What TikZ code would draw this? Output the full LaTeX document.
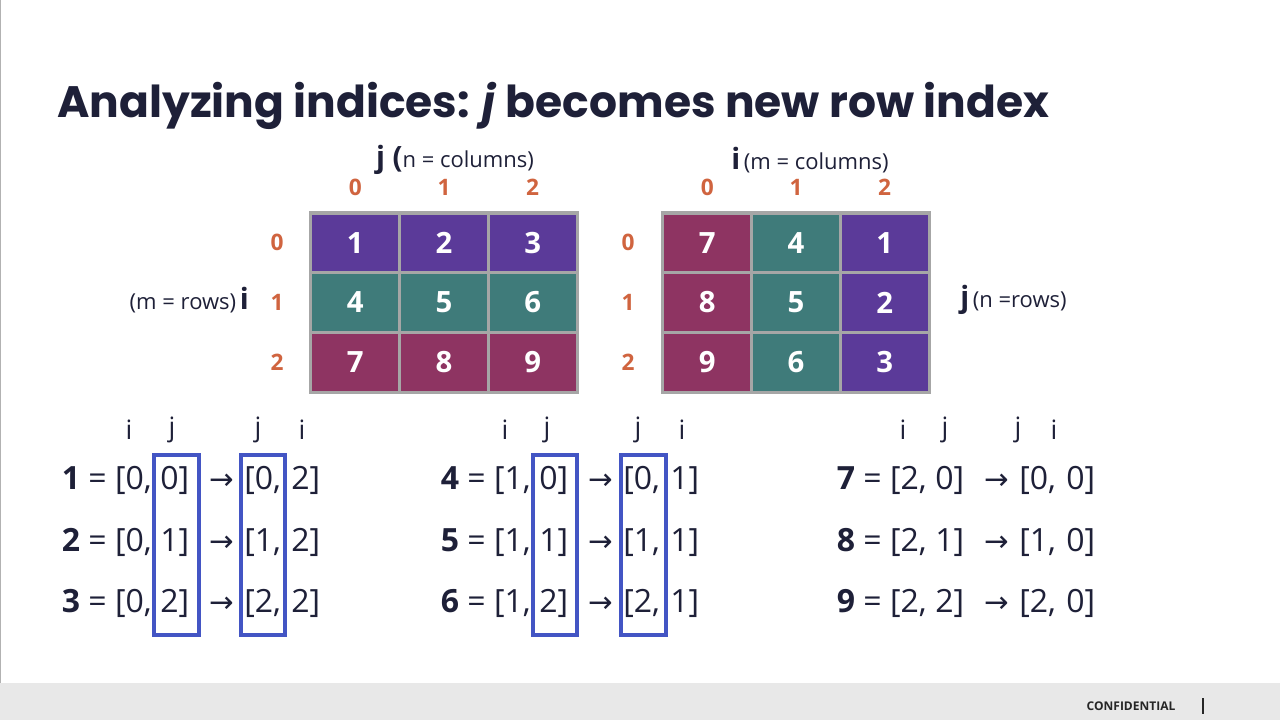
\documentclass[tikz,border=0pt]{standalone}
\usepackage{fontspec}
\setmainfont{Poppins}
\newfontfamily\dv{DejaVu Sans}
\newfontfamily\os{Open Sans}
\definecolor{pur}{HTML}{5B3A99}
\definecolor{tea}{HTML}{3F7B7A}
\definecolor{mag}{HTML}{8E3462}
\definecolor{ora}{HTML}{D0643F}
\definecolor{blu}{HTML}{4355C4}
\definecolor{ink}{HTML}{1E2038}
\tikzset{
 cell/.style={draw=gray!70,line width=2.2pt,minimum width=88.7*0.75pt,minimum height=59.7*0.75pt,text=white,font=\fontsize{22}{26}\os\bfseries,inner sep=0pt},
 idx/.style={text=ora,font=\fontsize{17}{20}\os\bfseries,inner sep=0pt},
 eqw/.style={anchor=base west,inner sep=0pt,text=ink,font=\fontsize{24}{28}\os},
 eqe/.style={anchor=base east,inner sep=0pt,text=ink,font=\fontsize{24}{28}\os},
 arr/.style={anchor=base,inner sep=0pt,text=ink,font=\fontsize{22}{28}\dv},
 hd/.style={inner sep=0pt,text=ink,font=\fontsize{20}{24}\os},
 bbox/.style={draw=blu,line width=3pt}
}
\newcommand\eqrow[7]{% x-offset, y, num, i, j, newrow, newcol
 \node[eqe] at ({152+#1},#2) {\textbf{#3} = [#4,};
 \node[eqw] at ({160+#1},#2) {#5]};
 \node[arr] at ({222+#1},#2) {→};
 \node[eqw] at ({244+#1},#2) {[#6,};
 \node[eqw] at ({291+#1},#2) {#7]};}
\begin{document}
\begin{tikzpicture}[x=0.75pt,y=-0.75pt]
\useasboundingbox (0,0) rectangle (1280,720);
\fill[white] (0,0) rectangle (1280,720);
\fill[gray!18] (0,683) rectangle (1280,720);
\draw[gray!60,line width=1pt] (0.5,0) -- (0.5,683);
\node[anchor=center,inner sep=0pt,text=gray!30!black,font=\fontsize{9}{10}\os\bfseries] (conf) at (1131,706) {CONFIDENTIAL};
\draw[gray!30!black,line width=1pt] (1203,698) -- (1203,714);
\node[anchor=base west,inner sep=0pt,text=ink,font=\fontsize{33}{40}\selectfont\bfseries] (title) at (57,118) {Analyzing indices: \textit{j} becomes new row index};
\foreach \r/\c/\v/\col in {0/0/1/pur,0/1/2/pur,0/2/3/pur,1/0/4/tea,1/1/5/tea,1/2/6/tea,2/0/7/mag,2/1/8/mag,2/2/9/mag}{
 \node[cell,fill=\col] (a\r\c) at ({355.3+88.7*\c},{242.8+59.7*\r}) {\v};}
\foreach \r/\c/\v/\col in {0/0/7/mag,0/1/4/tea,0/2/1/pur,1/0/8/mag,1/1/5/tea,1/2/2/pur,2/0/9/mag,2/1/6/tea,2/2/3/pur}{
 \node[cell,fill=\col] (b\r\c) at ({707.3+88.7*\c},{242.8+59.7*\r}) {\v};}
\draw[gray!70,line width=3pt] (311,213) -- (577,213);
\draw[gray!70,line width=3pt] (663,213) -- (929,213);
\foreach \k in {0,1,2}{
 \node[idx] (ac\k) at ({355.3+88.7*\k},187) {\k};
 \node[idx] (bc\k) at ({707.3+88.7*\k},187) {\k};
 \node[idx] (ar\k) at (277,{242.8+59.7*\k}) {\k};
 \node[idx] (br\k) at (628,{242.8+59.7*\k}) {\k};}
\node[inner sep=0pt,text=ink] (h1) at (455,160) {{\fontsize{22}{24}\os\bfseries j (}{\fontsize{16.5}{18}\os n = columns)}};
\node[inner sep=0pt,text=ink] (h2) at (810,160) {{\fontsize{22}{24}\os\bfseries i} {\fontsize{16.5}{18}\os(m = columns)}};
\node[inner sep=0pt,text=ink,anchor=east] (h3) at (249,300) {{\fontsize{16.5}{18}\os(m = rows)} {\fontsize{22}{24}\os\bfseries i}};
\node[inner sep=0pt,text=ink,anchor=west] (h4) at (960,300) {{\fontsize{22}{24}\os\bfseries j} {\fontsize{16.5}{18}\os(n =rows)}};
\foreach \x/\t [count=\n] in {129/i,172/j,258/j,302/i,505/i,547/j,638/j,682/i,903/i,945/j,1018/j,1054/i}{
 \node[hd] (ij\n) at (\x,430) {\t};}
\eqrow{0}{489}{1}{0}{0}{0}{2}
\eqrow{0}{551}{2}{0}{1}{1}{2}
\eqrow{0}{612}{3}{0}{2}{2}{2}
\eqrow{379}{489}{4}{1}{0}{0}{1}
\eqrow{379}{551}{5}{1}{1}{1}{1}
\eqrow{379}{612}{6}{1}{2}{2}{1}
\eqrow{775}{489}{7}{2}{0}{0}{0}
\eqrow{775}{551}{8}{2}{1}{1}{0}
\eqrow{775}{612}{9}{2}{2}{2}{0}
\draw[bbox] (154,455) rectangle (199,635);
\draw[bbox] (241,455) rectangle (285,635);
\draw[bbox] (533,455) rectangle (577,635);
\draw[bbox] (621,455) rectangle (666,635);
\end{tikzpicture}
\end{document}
==========
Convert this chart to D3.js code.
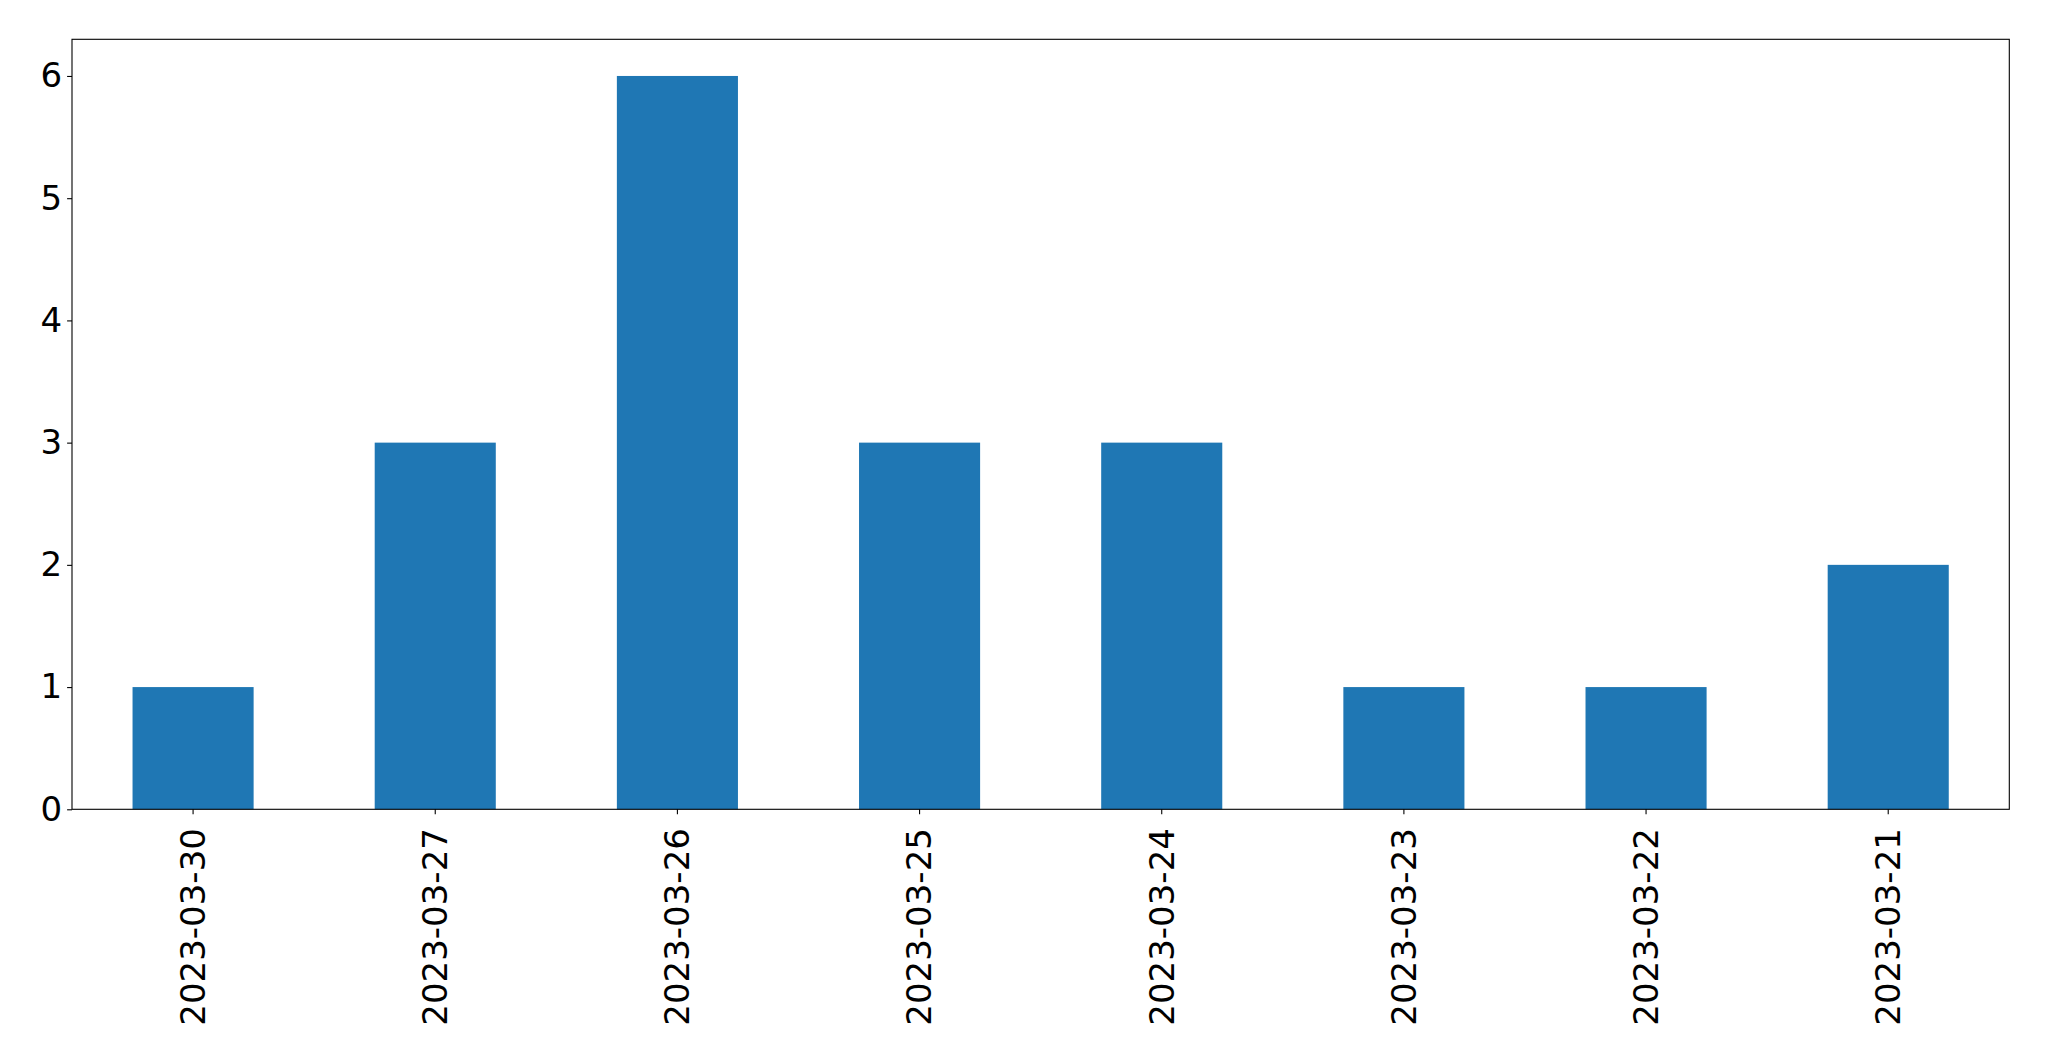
==========
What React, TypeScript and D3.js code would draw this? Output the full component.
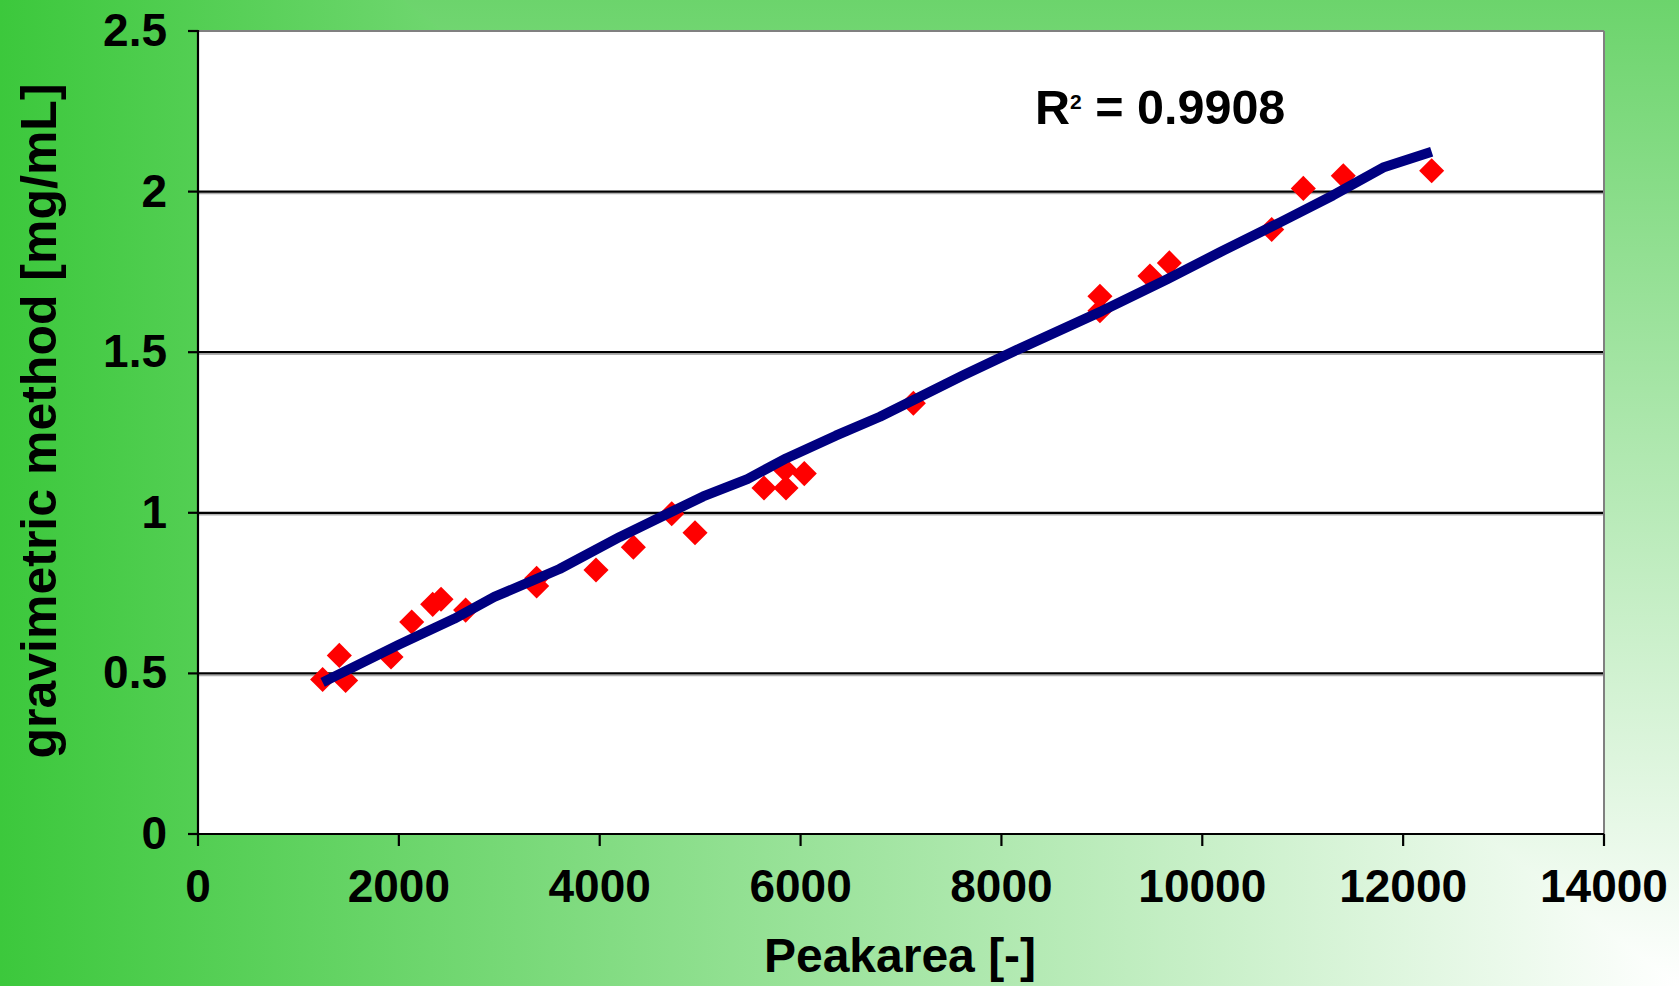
==========
In the entries above, count each line holding "this" and report the total and nothing more.

3